# Rules???



## The Toolman (Dec 4, 2005)

I am getting ready to open a small HO track in our little town on a part time basis. 
I was wondering where I could go to find all of the rules for the different classes of cars for races. Its been almost 40 years since I have run these cars and I know things have sure changed alot.
Also, I was wondering what would be a good bunch of cars to keep for rentals that will run good and be dependable on a routed track.
There are so many different HO cars out now that I am lost on whats what. Need to keep the prices low so that the kids can afford to have a car. This is sort of a poor town in The Ozarks.

Ronnie


----------



## AfxToo (Aug 29, 2003)

-----


----------



## The Toolman (Dec 4, 2005)

Thanx AFX, It seems like you have a good answer for everyone of my questions I come up with. Maybe you can come to The Ozarks for my grand opening in Feb. LOL

Ronnie


----------



## co_zee (Mar 28, 2005)

Try visiting some of the other boards and lists on the web to see what everyone else is racing, especially those in your area of the country. Not knowing where in Arkansas you are, there is some good racing going on in both Kansas City and St. Louis. From there you can adapt rules to fit what you want. Don't try to replicate another club or organization but create something that fits what you need. If you follow somewhat what is being raced in your region then your racers can if they chose venture to other areas and be able to compete with minor changes to their cars. If you follow to closely to an established organization's or club's rules then your racers are limited to where else they can race without thrashing their cars or having to have seperate cars to race elsewhere. Happy racers make for a flourishing club/ group, or organization.

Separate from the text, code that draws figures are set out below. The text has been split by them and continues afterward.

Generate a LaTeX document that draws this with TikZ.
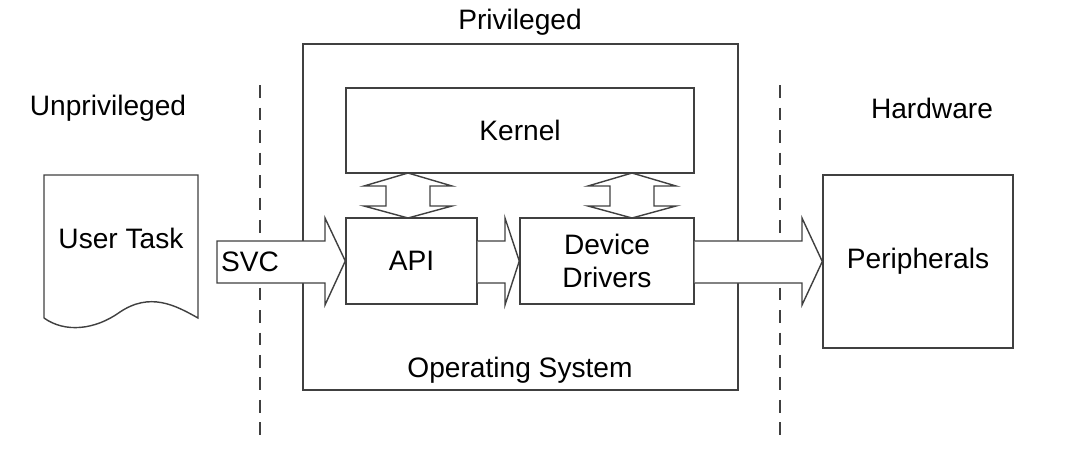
\documentclass[tikz,border=0pt]{standalone}
\usepackage{fontspec}
\setmainfont{Liberation Sans}
\usetikzlibrary{positioning,calc}
\begin{document}
\begin{tikzpicture}[x=0.025cm,y=-0.025cm,
  every node/.style={font=\fontsize{20}{24}\selectfont},
  box/.style={draw=black!75,line width=1pt,fill=white,inner sep=0pt},
  blk/.style={draw=black!75,line width=1pt,fill=white,line join=miter},
  sep/.style={draw=black!75,line width=1pt,dash pattern=on 9pt off 7pt}]
\useasboundingbox (0,0) rectangle (1078,462);

\draw [sep] (260,85) -- (260,438);
\draw [sep] (780,85) -- (780,438);

\node[box,minimum width=435*0.025cm,minimum height=346*0.025cm] (os) at (520.5,217) {};
\node (ossys) at (520,370) {Operating System};
\node (priv) at (520,22) {Privileged};
\node (unpriv) at (108,108) {Unprivileged};
\node (hw) at (932,108) {Hardware};

\node[box,minimum width=348*0.025cm,minimum height=85*0.025cm] (kernel) at (520,130.5) {Kernel};
\node[box,minimum width=131*0.025cm,minimum height=86*0.025cm] (api) at (411.5,261) {API};
\node[box,minimum width=174*0.025cm,minimum height=86*0.025cm,align=center] (dd) at (607,261) {Device\\Drivers};
\node[box,minimum width=190*0.025cm,minimum height=173*0.025cm] (per) at (918,261.5) {Peripherals};

% user task document
\draw [blk] (44,318) -- (44,175) -- (198,175) -- (198,318)
  .. controls (175,305) and (150,292) .. (120,312)
  .. controls (95,330) and (65,333) .. (44,318);
\node (task) at (121,238) {User Task};

% block arrows
\coordinate (svc0) at (217,262);
\draw [blk] ($(svc0)+(0,-21)$) -- (325,241) -- (325,218) -- (api.west) -- (325,305) -- (325,283) -- ($(svc0)+(0,21)$) -- cycle;
\node at (250,262) {SVC};
\draw [blk] (api.east |- 0,241) -- (505,241) -- (505,218) -- (dd.west) -- (505,305) -- (505,283) -- (api.east |- 0,283);
\draw [blk] (dd.east |- 0,241) -- (802,241) -- (802,218) -- (per.west) -- (802,305) -- (802,283) -- (dd.east |- 0,283);

% kernel <-> api / drivers
\foreach \cx in {408,632}{
  \draw [blk] (\cx,173) -- (\cx+44,186) -- (\cx+22,186) -- (\cx+22,206) -- (\cx+44,206) -- (\cx,218)
    -- (\cx-44,206) -- (\cx-22,206) -- (\cx-22,186) -- (\cx-44,186) -- cycle;
}
\end{tikzpicture}
\end{document}
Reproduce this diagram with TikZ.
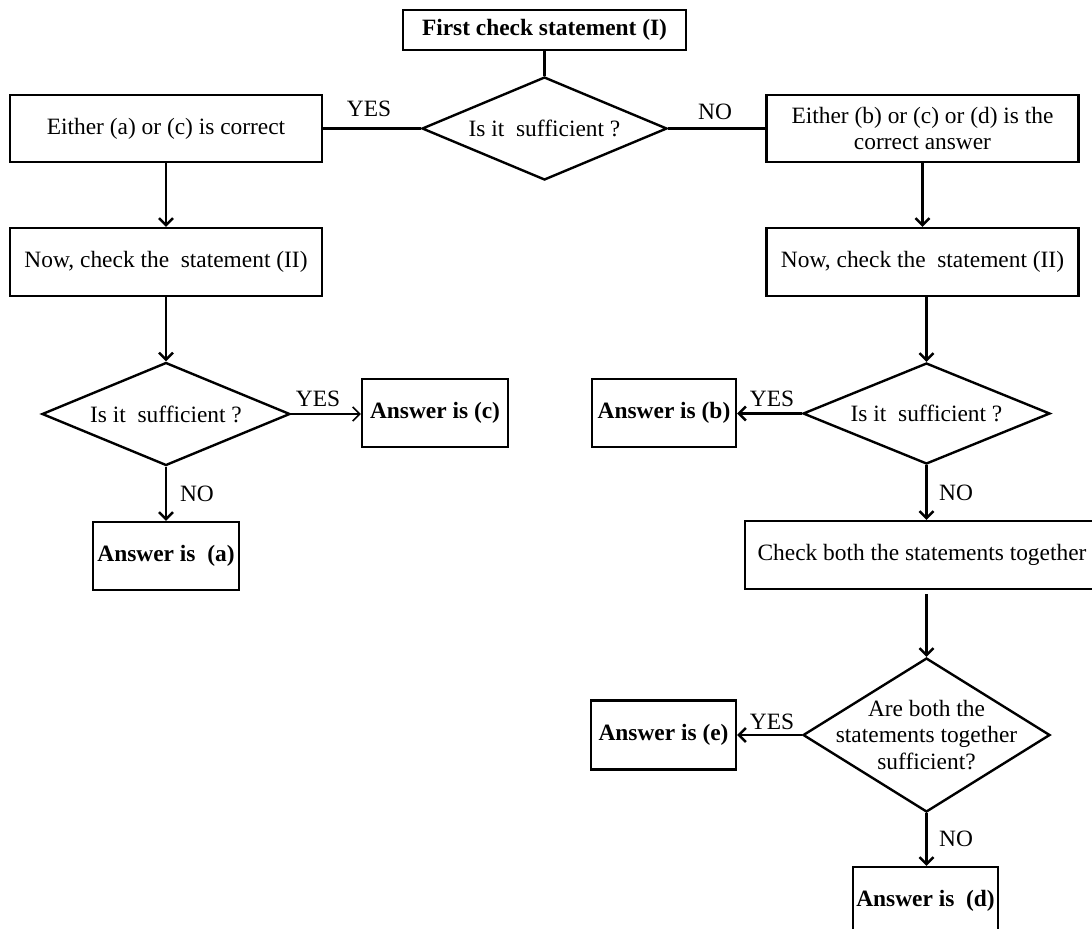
\documentclass[tikz,border=0pt]{standalone}
\usepackage{fontspec}
\setmainfont{Liberation Serif}
\usetikzlibrary{shapes.geometric,arrows.meta}
\begin{document}
\begin{tikzpicture}[x=0.5pt,y=-0.5pt,
  every node/.style={font=\fontsize{11.7}{13.3}\selectfont},
  strong/.style={font=\fontsize{11.7}{13.3}\selectfont\bfseries},
  box/.style={draw,line width=1.2pt,rectangle,inner sep=0pt,align=center},
  dia/.style={draw,line width=1.2pt,diamond,inner sep=0pt},
  conn/.style={line width=1.2pt},
  arr/.style={line width=1.2pt,-{Straight Barb[length=3.5pt,width=7pt]}},
  thinarr/.style={line width=0.8pt,-{Straight Barb[length=3.5pt,width=7pt]}},
  lab/.style={inner sep=0pt}
]
\useasboundingbox[fill=white] (0,0) rectangle (1092,928);

% boxes
\node[box,strong,minimum width=141.5pt,minimum height=20pt] (top) at (544.5,30) {First check statement (I)};
\node[box,minimum width=156pt,minimum height=33.5pt] (l1) at (166,128.5) {Either (a) or (c) is correct};
\node[box,minimum width=156pt,minimum height=33.5pt] (r1) at (922.5,128.5) {Either (b) or (c) or (d) is the\\correct answer};
\node[box,minimum width=156pt,minimum height=34pt] (l2) at (166,262) {Now, check the~ statement (II)};
\node[box,minimum width=156pt,minimum height=34pt] (r2) at (922.5,262) {Now, check the~ statement (II)};
\node[box,strong,minimum width=73pt,minimum height=34pt] (ac) at (435,413) {Answer is (c)};
\node[box,strong,minimum width=73pt,minimum height=34pt] (aa) at (166,556) {Answer is~ (a)};
\node[box,strong,minimum width=72pt,minimum height=34pt] (ab) at (664,413) {Answer is (b)};
\node[box,minimum width=177pt,minimum height=34pt] (ck) at (922,555) {Check both the statements together};
\node[box,strong,minimum width=72.5pt,minimum height=34.5pt] (ae) at (663.5,735) {Answer is (e)};
\node[box,strong,minimum width=72.5pt,minimum height=34pt] (ad) at (925.5,901) {Answer is~ (d)};

% diamonds
\node[dia,minimum width=122.5pt,minimum height=51.5pt,
  label={[lab]center:Is it~ sufficient ?}] (d1) at (544.5,128.5) {};
\node[dia,minimum width=124pt,minimum height=51.5pt,
  label={[lab]center:Is it~ sufficient ?}] (d2) at (166,414) {};
\node[dia,minimum width=123.5pt,minimum height=50.5pt,
  label={[lab]center:Is it~ sufficient ?}] (d3) at (926.5,413.5) {};
\node[dia,minimum width=123.5pt,minimum height=77pt,
  label={[lab,align=center]center:Are both the\\statements together\\sufficient?}] (d4) at (926.5,735) {};

% connectors
\draw[conn] (top.south) -- (d1.north);
\draw[conn] (d1.west) -- (d1.west -| l1.east);
\draw[conn] (d1.east) -- (d1.east -| r1.west);
\draw[arr] (l1.south) -- (l2.north);
\draw[arr] (r1.south) -- (r2.north);
\draw[arr] (l2.south) -- (d2.north);
\draw[arr] (d3.north |- r2.south) -- (d3.north);
\draw[thinarr] (d2.east) -- (d2.east -| ac.west);
\draw[arr] (d2.south) -- (aa.north);
\draw[arr] (d3.west) -- (d3.west -| ab.east);
\draw[arr] (d3.south) -- (d3.south |- ck.north);
\draw[arr] ([yshift=-2pt]d4.north |- ck.south) -- (d4.north);
\draw[arr] (d4.west) -- (d4.west -| ae.east);
\draw[arr] (d4.south) -- (d4.south |- ad.north);

% labels
\node[lab] (y1) at (369,109) {YES};
\node[lab] (n1) at (715,112) {NO};
\node[lab] (y2) at (318,399) {YES};
\node[lab] (n2) at (197,494) {NO};
\node[lab] (y3) at (772,399) {YES};
\node[lab] (n3) at (956,493) {NO};
\node[lab] (y4) at (772,722) {YES};
\node[lab] (n4) at (956,839) {NO};
\end{tikzpicture}
\end{document}
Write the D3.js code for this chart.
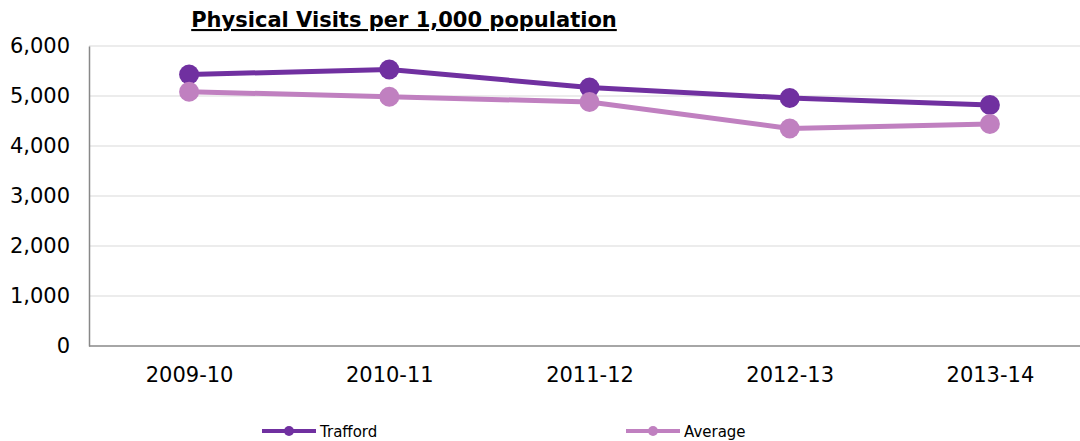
<!DOCTYPE html>
<html><head><meta charset="utf-8">
<script src="https://cdn.jsdelivr.net/npm/d3@7"></script>
<style>body{margin:0;background:#fff}svg{display:block}</style>
</head><body><svg id="c" width="1080" height="441"></svg>
<script>
const categories = ["2009-10","2010-11","2011-12","2012-13","2013-14"];
const trafford = [5430, 5530, 5170, 4960, 4820];
const average = [5085, 4985, 4880, 4350, 4440];
const yTicks = [0,1000,2000,3000,4000,5000,6000];
const seriesNames = ["Trafford","Average"];
const colors = ["#7030A0","#C080C0"];

(function(){
const svg = d3.select("#c");
const mL = 89, mR = 1080, mT = 46, mB = 346;
const x = d3.scalePoint().domain(categories).range([mL, 1090]).padding(0.5);
const y = d3.scaleLinear().domain([0,6000]).range([mB, mT]);
const font = "Verdana, 'DejaVu Sans', sans-serif";

// gridlines
svg.append("g").selectAll("line").data(yTicks.filter(d=>d>0)).join("line")
  .attr("x1", mL).attr("x2", mR).attr("y1", d=>y(d)).attr("y2", d=>y(d))
  .attr("stroke", "#d9d9d9").attr("stroke-width", 1);

// y axis
const ya = svg.append("g").attr("transform", `translate(${mL},0)`)
  .call(d3.axisLeft(y).tickValues(yTicks).tickFormat(d3.format(",")).tickSize(0).tickPadding(19));
ya.select(".domain").attr("stroke", "#888").attr("stroke-width", 1.5);
ya.selectAll("text").attr("font-family", font).attr("font-size", 21).attr("fill", "#000");

// x axis
const xa = svg.append("g").attr("transform", `translate(0,${mB})`)
  .call(d3.axisBottom(x).tickSize(0).tickPadding(21));
xa.select(".domain").attr("d", `M${mL},0H${mR}`).attr("stroke", "#888").attr("stroke-width", 1.5);
xa.selectAll("text").attr("font-family", font).attr("font-size", 21).attr("fill", "#000");

// series
const data = [trafford, average];
data.forEach((vals, i) => {
  const pts = vals.map((v, j) => [x(categories[j]), y(v)]);
  svg.append("path").attr("d", d3.line()(pts)).attr("fill", "none")
    .attr("stroke", colors[i]).attr("stroke-width", 5).attr("stroke-linejoin", "round");
  svg.append("g").selectAll("circle").data(pts).join("circle")
    .attr("cx", d=>d[0]).attr("cy", d=>d[1]).attr("r", 10).attr("fill", colors[i]);
});

// title
svg.append("text").attr("x", 404).attr("y", 27).attr("text-anchor", "middle")
  .attr("font-family", font).attr("font-weight", "bold").attr("font-size", 21)
  .attr("text-decoration", "underline").text("Physical Visits per 1,000 population");

// legend
const legX = [262, 626];
seriesNames.forEach((n, i) => {
  const g = svg.append("g").attr("transform", `translate(${legX[i]},431)`);
  g.append("line").attr("x1", 0).attr("x2", 54).attr("stroke", colors[i]).attr("stroke-width", 4);
  g.append("circle").attr("cx", 27).attr("r", 5).attr("fill", colors[i]);
  g.append("text").attr("x", 58).attr("y", 6).attr("font-family", font).attr("font-size", 15)
    .attr("fill", "#000").text(n);
});
})();
</script></body></html>
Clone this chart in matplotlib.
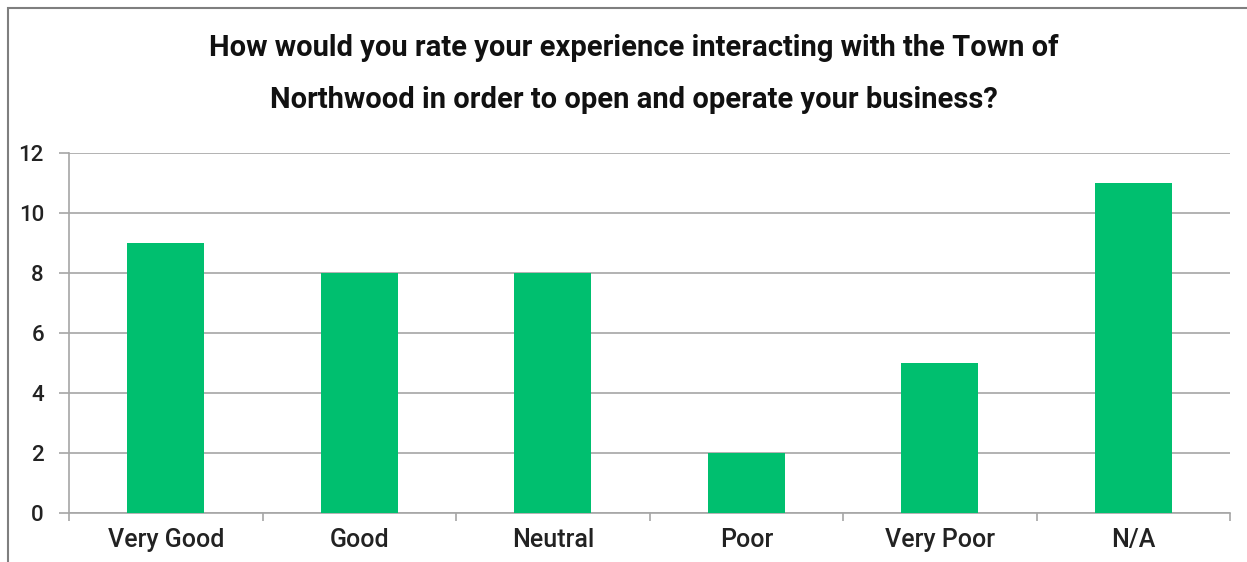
import matplotlib
matplotlib.use("Agg")
import matplotlib.pyplot as plt
from matplotlib.patches import Rectangle
import numpy as np

categories = ["Very Good", "Good", "Neutral", "Poor", "Very Poor", "N/A"]
values = [9, 8, 8, 2, 5, 11]
yticks = [0, 2, 4, 6, 8, 10, 12]
title_lines = ["How would you rate your experience interacting with the Town of",
               "Northwood in order to open and operate your business?"]

plt.rcParams['font.family'] = ['Roboto', 'DejaVu Sans']
W, H = 1247, 562
fig = plt.figure(figsize=(W/100, H/100), dpi=100)
ax = fig.add_axes([69/W, 1-513/H, (1230-69)/W, (513-153)/H])

x = np.arange(len(categories))
ax.bar(x, values, width=0.4, color="#00BF6F", zorder=3)
ax.set_xlim(-0.5, len(categories)-0.5)
ax.set_ylim(0, 12)
ax.set_yticks(yticks)
ax.set_yticklabels([str(t) for t in yticks], fontsize=16, color="#222222", fontweight='medium')
ax.yaxis.grid(True, color="#A6A6A6", linewidth=1.2, zorder=0)
ax.tick_params(axis='y', length=7, color="#A6A6A6", width=1.2, pad=11)
ax.set_xticks(np.arange(-0.5, len(categories), 1.0))
ax.set_xticklabels([])
ax.set_xticks(x, minor=True)
ax.set_xticklabels(categories, minor=True, fontsize=18, color="#222222", fontweight='medium')
ax.tick_params(axis='x', which='major', length=6, color="#A6A6A6", width=1.2)
ax.tick_params(axis='x', which='minor', length=0, pad=11)
for s in ["top", "right"]:
    ax.spines[s].set_visible(False)
for s in ["left", "bottom"]:
    ax.spines[s].set_color("#A6A6A6")
    ax.spines[s].set_linewidth(1.2)

for yy, line in zip([48, 100], title_lines):
    fig.text(634/W, 1-yy/H, line, ha='center', va='center', fontsize=21,
             fontweight='bold', color="#111111")

fig.patches.append(Rectangle((8/W, -0.5), 2, 0.5+1-8/H, transform=fig.transFigure,
                             fill=False, edgecolor="#7F7F7F", linewidth=1.5))

fig.savefig("out.png", dpi=100)
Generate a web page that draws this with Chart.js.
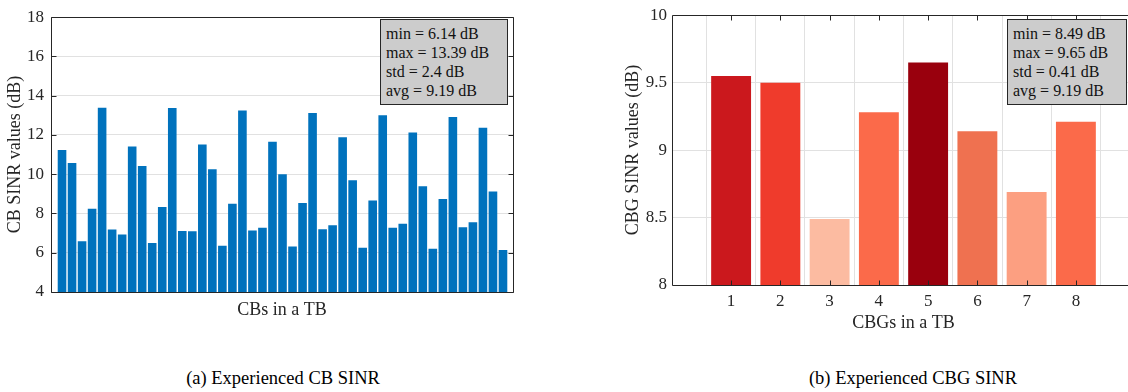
<!DOCTYPE html>
<html><head><meta charset="utf-8">
<script src="https://cdn.jsdelivr.net/npm/chart.js@4"></script>
<style>
html,body{margin:0;padding:0;width:1128px;height:392px;overflow:hidden;background:#fff;}
#c1{position:absolute;left:0;top:0;}
#c2{position:absolute;left:600px;top:0;}
.box{position:absolute;background:#cccccc;border:1px solid #262626;font-family:"Liberation Serif","Times New Roman",serif;font-size:16px;line-height:19px;color:#111;padding:4px 0 0 5px;box-sizing:border-box;white-space:pre;}
.cap{position:absolute;font-family:"Liberation Serif","Times New Roman",serif;font-size:18.5px;line-height:22px;color:#000;top:367px;transform:translateX(-50%);white-space:nowrap;}
</style></head>
<body>
<canvas id="c1" width="530" height="321"></canvas>
<canvas id="c2" width="540" height="334"></canvas>
<div id="box1" class="box" style="left:380px;top:19px;width:128px;height:86px;"></div>
<div id="box2" class="box" style="left:1007px;top:19px;width:120px;height:86px;"></div>
<div id="cap1" class="cap" style="left:283px;"></div>
<div id="cap2" class="cap" style="left:913px;"></div>
<script>
// ---- data ----
const cbIndex = [1,2,3,4,5,6,7,8,9,10,11,12,13,14,15,16,17,18,19,20,21,22,23,24,25,26,27,28,29,30,31,32,33,34,35,36,37,38,39,40,41,42,43,44,45];
const cbSinr = [11.24,10.57,6.59,8.24,13.39,7.18,6.93,11.41,10.42,6.50,8.33,13.37,7.11,7.10,11.51,10.25,6.35,8.49,13.25,7.13,7.27,11.66,10.00,6.32,8.54,13.12,7.20,7.40,11.88,9.69,6.25,8.66,13.00,7.27,7.48,12.12,9.39,6.20,8.74,12.92,7.30,7.55,12.37,9.12,6.14];
const cbYTicks = [4,6,8,10,12,14,16,18];
const cbYTickLabels = ['4','6','8','10','12','14','16','18'];
const cbStats = ['min = 6.14 dB','max = 13.39 dB','std = 2.4 dB','avg = 9.19 dB'];

const cbgIndex = [1,2,3,4,5,6,7,8];
const cbgLabels = ['1','2','3','4','5','6','7','8'];
const cbgSinr = [9.55,9.50,8.49,9.28,9.65,9.14,8.69,9.21];
const cbgYTicks = [8,8.5,9,9.5,10];
const cbgYTickLabels = ['8','8.5','9','9.5','10'];
const cbgStats = ['min = 8.49 dB','max = 9.65 dB','std = 0.41 dB','avg = 9.19 dB'];

const captions = ['(a) Experienced CB SINR','(b) Experienced CBG SINR'];
const titles = {cbX:'CBs in a TB', cbY:'CB SINR values (dB)', cbgX:'CBGs in a TB', cbgY:'CBG SINR values (dB)'};

// ---- styles ----
const cbgColors = ['#cb181d','#ef3b2c','#fcbba1','#fb6a4a','#99000d','#ef7150','#fc9f81','#fb6a4a'];
const FONT = '"Liberation Serif","Times New Roman",serif';
const AX = '#262626';
const GRID = '#e1e1e1';

const boxPlugin = {
  id: 'boxTicks',
  afterDraw(chart, args, o) {
    const {ctx, chartArea: a, scales} = chart;
    const L = Math.round(a.left)+0.5, T = Math.round(a.top)+0.5, R = Math.round(a.right)+0.5, B = Math.round(a.bottom)+0.5;
    ctx.save();
    ctx.strokeStyle = AX; ctx.lineWidth = 1;
    ctx.beginPath();
    ctx.moveTo(L,T); ctx.lineTo(R,T); ctx.lineTo(R,B); ctx.lineTo(L,B); ctx.closePath();
    const len = 5;
    if (o.yTicks) {
      scales.y.ticks.forEach(t => {
        const p = Math.round(scales.y.getPixelForValue(t.value))+0.5;
        ctx.moveTo(L,p); ctx.lineTo(L+len,p);
        ctx.moveTo(R,p); ctx.lineTo(R-len,p);
      });
    }
    if (o.xTicks) {
      scales.x.ticks.forEach(t => {
        const p = Math.round(scales.x.getPixelForValue(t.value))+0.5;
        ctx.moveTo(p,B); ctx.lineTo(p,B-len);
        ctx.moveTo(p,T); ctx.lineTo(p,T+len);
      });
    }
    ctx.stroke();
    ctx.restore();
  }
};

function tickFont(){ return {family: FONT, size: 17}; }
function titleFont(){ return {family: FONT, size: 18}; }

// ---- chart (a) ----
new Chart(document.getElementById('c1'), {
  type: 'bar',
  data: {
    datasets: [{
      data: cbIndex.map((x,i) => ({x: x, y: cbSinr[i]})),
      backgroundColor: '#0072bd',
      borderWidth: 0,
      barPercentage: 0.86,
      categoryPercentage: 1
    }]
  },
  plugins: [boxPlugin],
  options: {
    responsive: false, animation: false, devicePixelRatio: 1,
    layout: {padding: {top: 11, right: 17, bottom: 0, left: 0}},
    plugins: {legend: {display: false}, tooltip: {enabled: false}, boxTicks: {yTicks: true, xTicks: false}},
    scales: {
      x: {
        type: 'linear', min: -0.1, max: 46, offset: false,
        grid: {display: false}, border: {display: false},
        ticks: {display: false},
        afterFit: s => { s.height = 29; },
        title: {display: true, text: titles.cbX, color: AX, font: titleFont(), padding: {top: 7, bottom: 0}}
      },
      y: {
        type: 'linear', min: 4, max: 18,
        afterBuildTicks: s => { s.ticks = cbYTicks.map(v => ({value: v})); },
        afterFit: s => { s.width = 51; },
        grid: {color: GRID, drawTicks: false}, border: {display: false},
        ticks: {padding: 7, color: AX, font: tickFont(), callback: (v, i) => cbYTickLabels[i]},
        title: {display: true, text: titles.cbY, color: AX, font: titleFont(), padding: {top: 4.7, bottom: 0}}
      }
    }
  }
});

// ---- chart (b) ----
new Chart(document.getElementById('c2'), {
  type: 'bar',
  data: {
    datasets: [{
      data: cbgIndex.map((x,i) => ({x: x, y: cbgSinr[i]})),
      backgroundColor: cbgColors,
      borderWidth: 0,
      barPercentage: 0.81,
      categoryPercentage: 1
    }]
  },
  plugins: [boxPlugin],
  options: {
    responsive: false, animation: false, devicePixelRatio: 1,
    layout: {padding: {top: 11, right: 5, bottom: 0, left: 0}},
    plugins: {legend: {display: false}, tooltip: {enabled: false}, boxTicks: {yTicks: false, xTicks: true}},
    scales: {
      x: {
        type: 'linear', min: -0.2, max: 9.2, offset: false,
        afterBuildTicks: s => { s.ticks = cbgIndex.map(v => ({value: v})); },
        afterFit: s => { s.height = 49; },
        grid: {color: GRID, drawTicks: false}, border: {display: false},
        ticks: {padding: 6, color: AX, font: tickFont(), callback: (v, i) => cbgLabels[i]},
        title: {display: true, text: titles.cbgX, color: AX, font: titleFont(), padding: {top: 3, bottom: 0}}
      },
      y: {
        type: 'linear', min: 8, max: 10,
        afterBuildTicks: s => { s.ticks = cbgYTicks.map(v => ({value: v})); },
        afterFit: s => { s.width = 72; },
        grid: {color: GRID, drawTicks: false}, border: {display: false},
        ticks: {padding: 5, color: AX, font: tickFont(), callback: (v, i) => cbgYTickLabels[i]},
        title: {display: true, text: titles.cbgY, color: AX, font: titleFont(), padding: {top: 22.2, bottom: 0}}
      }
    }
  }
});

document.getElementById('box1').textContent = cbStats.join('\n');
document.getElementById('box2').textContent = cbgStats.join('\n');
document.getElementById('cap1').textContent = captions[0];
document.getElementById('cap2').textContent = captions[1];
</script>
</body></html>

Try to establish a balance between the two basic car designs, pancake and magnet cars. After this, the racers will determine what classes they want to race. Box Stock classes, Spec classes, and up to Modiifed classes and beyond. The point is to supply an avenue of racing that draws racers back each successive time. If you are in an area where HO racing is new then you will want to only have a couple of classes and keep them very simple. Over the last 35+ years I have noticed that the first impression is very important in this hobby and an overwhemling assortment of classes can scare potential racers away when they start mentally calculating costs. 

Perhaps the best way to get some racing going in your area is to host IROC races. This way there is no financial out lay for the participants prior to getting into an actual race. Most people are competitive by nature so get them on the track with equally prepared cars and before long you'll be hosting regular races. 

As for other recommended web visiting:

AHORA 
NITRO LIST
NITRO Home Page 
Mid America HO Racing 
Slot Car Illustrated Board
Scale Racers 

What part of Arkansas? My wife has family in the NW part of the state and if your in that area I will bring my box with me the next time we're down that way.


----------



## The Toolman (Dec 4, 2005)

co zee, that is some good info there, and I thank you. 
I am in Missouri, Warsaw to be exact. I am actually at the dam where Truman lake ends and Lake of The Ozarks starts. We are exactly 125 miles straight north of Branson on 65 Hwy Some of the best bass and crappie fishing is less than 2 blocks from me. Together the 2 lakes are a little over 111,000 acres.

Ronnie


----------



## AfxToo (Aug 29, 2003)

-----


----------



## The Toolman (Dec 4, 2005)

I am ordering the trakmate equip for the 6 lane setup next week so kevin will have it to set up the track. That way everything will be tested and ready to go when I pick it up the first part on Jan.

Yeah! Until I get caught back up for the last 40 years off I'm going to take it easy and simple for awhile. LOL

Ronnie


----------



## co_zee (Mar 28, 2005)

For simplicity then just go with readily available and low cost cars such as the JL 500s and X-Tractions. Keep them as Box stock classes with minor changes/modifications. With either class it would be wise to allow the changing of the rear tires to a silicone. Sanding of the front tires could be allowed for a couple different reasons, all of which greatly helps the driveability and performance of these cars. If keeping the tires on the rims becomes a problem then changing the rear rims to double flanged ones could be allowed and tallowance of gluning fronts on is an alternative here. Otherwise the car should stay as it came out of the box it came in.

Since financial outlay for the prospective racers in your area is a concern, simply set up enough cars of both types and hold an IROC race. 

When the racing first begins, if it seems everyone is having a bit of a driving problem, then turn the power down some till racers get used to the cars then as they progress in their driving abilities you can begin to bring the power back up. Remember, if it isn't fun they more than likely will not come back or at least probably not very often.


----------



## The Toolman (Dec 4, 2005)

I guess we'll be able to run anything. I ordered the 30 amp astron variable pwr. supply a couple days back. I hope that is enough for the 6 lanes if we ever run hot cars on it.

Ronnie


----------